Now, my super long fraction looks like this: $\frac{(x+1)(2x+1)}{(x+1)(x-3)}$.
Since 'x' is getting super close to -1 but isn't exactly -1, the $(x+1)$ on top and bottom aren't zero, so we can cancel them out! It's like they disappear!

So, the problem becomes much simpler: $\frac{2x+1}{x-3}$.

Finally, I can plug in -1 for 'x' into this new, simpler fraction:
Top: $2(-1) + 1 = -2 + 1 = -1$.
Bottom: $-1 - 3 = -4$.

So, the answer is $\frac{-1}{-4}$, which is just $\frac{1}{4}$! Super cool!

Alternative answer

Answer: 1/4 Explain
This is a question about evaluating limits of rational functions, especially when direct substitution leads to an indeterminate form (like 0/0) . The solving step is:

First, I tried to plug in `x = -1` directly into the expression.
For the top part (numerator): `2(-1)^2 + 3(-1) + 1 = 2(1) - 3 + 1 = 2 - 3 + 1 = 0`.
For the bottom part (denominator): `(-1)^2 - 2(-1) - 3 = 1 + 2 - 3 = 0`.
Since I got `0/0`, that means I need to simplify the fraction by factoring the top and bottom parts.

Let's factor the numerator `2x^2 + 3x + 1`. I need two numbers that multiply to `2*1=2` and add to `3`. Those numbers are `1` and `2`.
So, `2x^2 + 3x + 1 = 2x^2 + 2x + x + 1 = 2x(x + 1) + 1(x + 1) = (2x + 1)(x + 1)`.

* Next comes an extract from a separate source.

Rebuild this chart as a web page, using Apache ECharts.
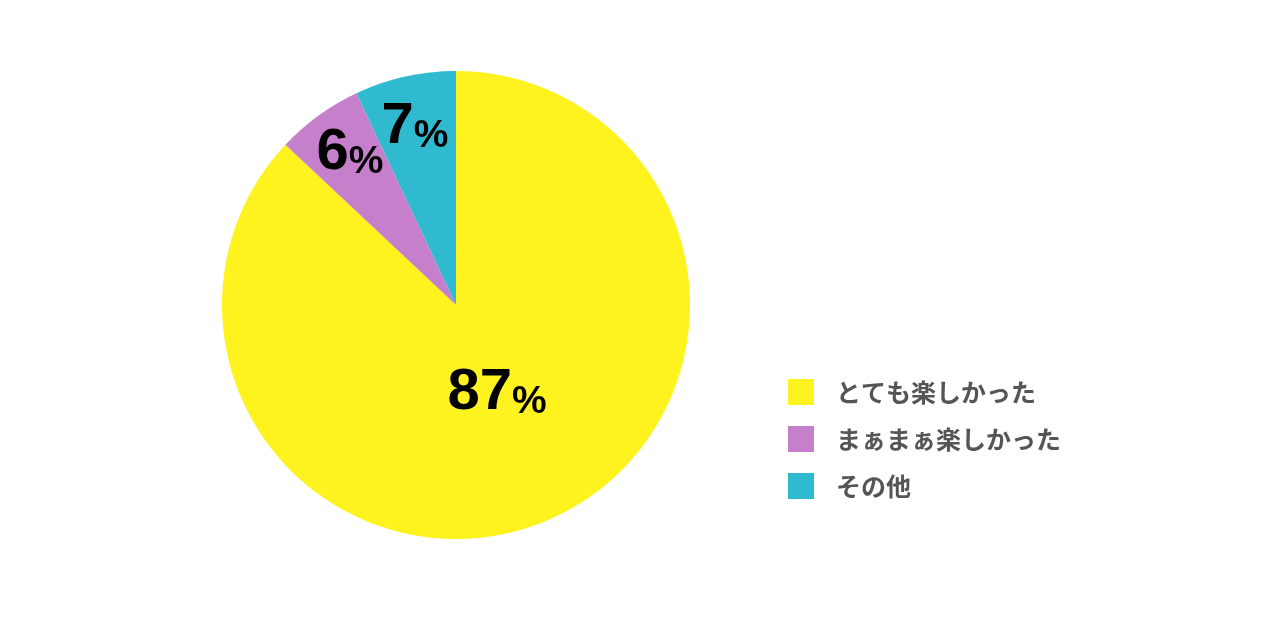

Next, let's factor the denominator `x^2 - 2x - 3`. I need two numbers that multiply to `-3` and add to `-2`. Those numbers are `1` and `-3`.
So, `x^2 - 2x - 3 = (x + 1)(x - 3)`.

Now, I can rewrite the limit expression with the factored parts:
`lim (x -> -1) [(2x + 1)(x + 1)] / [(x - 3)(x + 1)]`

Since `x` is approaching `-1` but not actually equal to `-1`, the `(x + 1)` term is not zero, so I can cancel out the `(x + 1)` from the top and bottom!
This simplifies the expression to:
`lim (x -> -1) (2x + 1) / (x - 3)`

Finally, I can plug in `x = -1` into this simplified expression:
`(2(-1) + 1) / (-1 - 3) = (-2 + 1) / (-4) = -1 / -4 = 1/4`.